The motions came after three entities met to discuss options aimed at reopening the hospital that closed in September 2017.
Debbie Foley, director of the EDA, said the vote clarifies the EDA’s role in negotiations of various options.
“Nothing is off the table, within reason,” in terms of the path forward to reopen the hospital.
Foley said she and the EDA will work to find an option that will work for everyone, in “the fastest, most viable way. The quickest way we see to get in there and get it open within the strict confines of what we have to work with.”
The Virginia Community Capital (VCC) holds the lien on the hospital and property. The VCC’s $5.7 million bid for the property at a December auction was less than the more than $6 million owed, officials said at the meeting Wednesday. While the lender must have a qualifying project operating in the building by the end of this year, it has limited flexibility when negotiating a purchase price until after June 2020, due to contractual obligations with one or more investors, according to discussion at the meeting.
As the meeting got underway Wednesday, EDA Vice Chairman Bill Clark explained that State Sen. Bill Stanley asked local stakeholders to develop an incentive plan before he meets and negotiates with VCC.
Stanley, R- Moneta, and Del. Charles Poindexter, R-Glade Hill, both worked to push bills through the state legislature to extend state hospital licenses and make the hospital more attractive to potential buyers. During a recent visit, Gov. Ralph Northam signed both bills into law.
The next piece is putting an incentive package together to not only help attract a potential buyer, but also to show the VCC the locality is willing “to share the pain” in an effort to reopen the facility, Clark said.
Stanley “is working very, very hard behind the scenes,” Clark added. “We’ve got to show him we are willing to come up to the plate.”
Lock Boyce, chairman of the supervisors, said “We’ve all got to feel some pain. It’s going to be for us. We’re going to have a hospital and the county is going to own it.”
Boyce outlined his three options regarding the hospital. Under the first option, Boyce said the county would offer VCC $2 million for the property and invest an additional $3 million to refurbish the facility that was built in 1959.
“Our best option is to purchase the whole hospital. We don’t need the whole thing. About 20 percent of the floor space,” Boyce said. To operate, “all we would need is an emergency room, a medical imaging department,” laboratory and two beds. “Let’s figure out how we can raise the $2 million to buy it,” he said.
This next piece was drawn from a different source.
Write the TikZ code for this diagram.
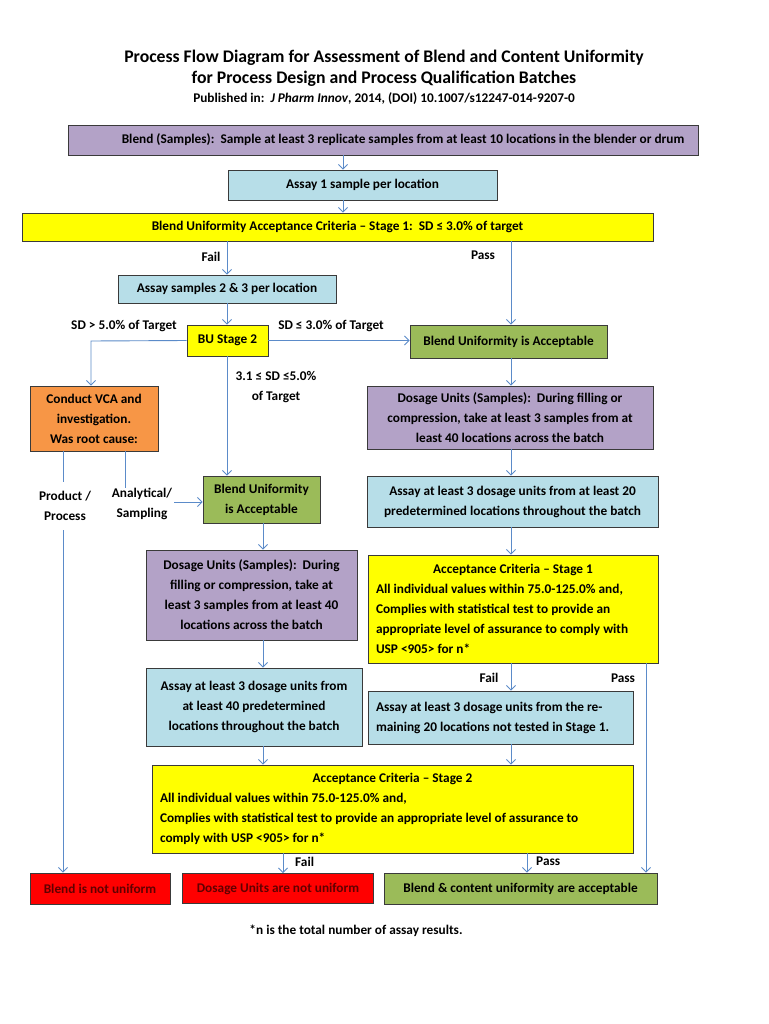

He said the county could lease the portion of the hospital building. “There’s a cavalry very willing to come to our rescue,” he said, but did not elaborate.
Boyce said a second option is building a new facility that would append (add to) an existing facility, such as Patrick County Family Practice. He asked Dr. Richard Cole, who owns the practice and also is a member of the EDA, to consider whether he would be interested “in some sort of arrangement where we append his facility to create a hospital.”
A third option is buying land and building a free-standing facility, he said, adding he could find someone to operate a county-owned hospital, and noted many operators view the building as a liability anyway. “I’ll give you the land,” Boyce said.
The EDA was appointed to take the lead after the three entities met in closed session.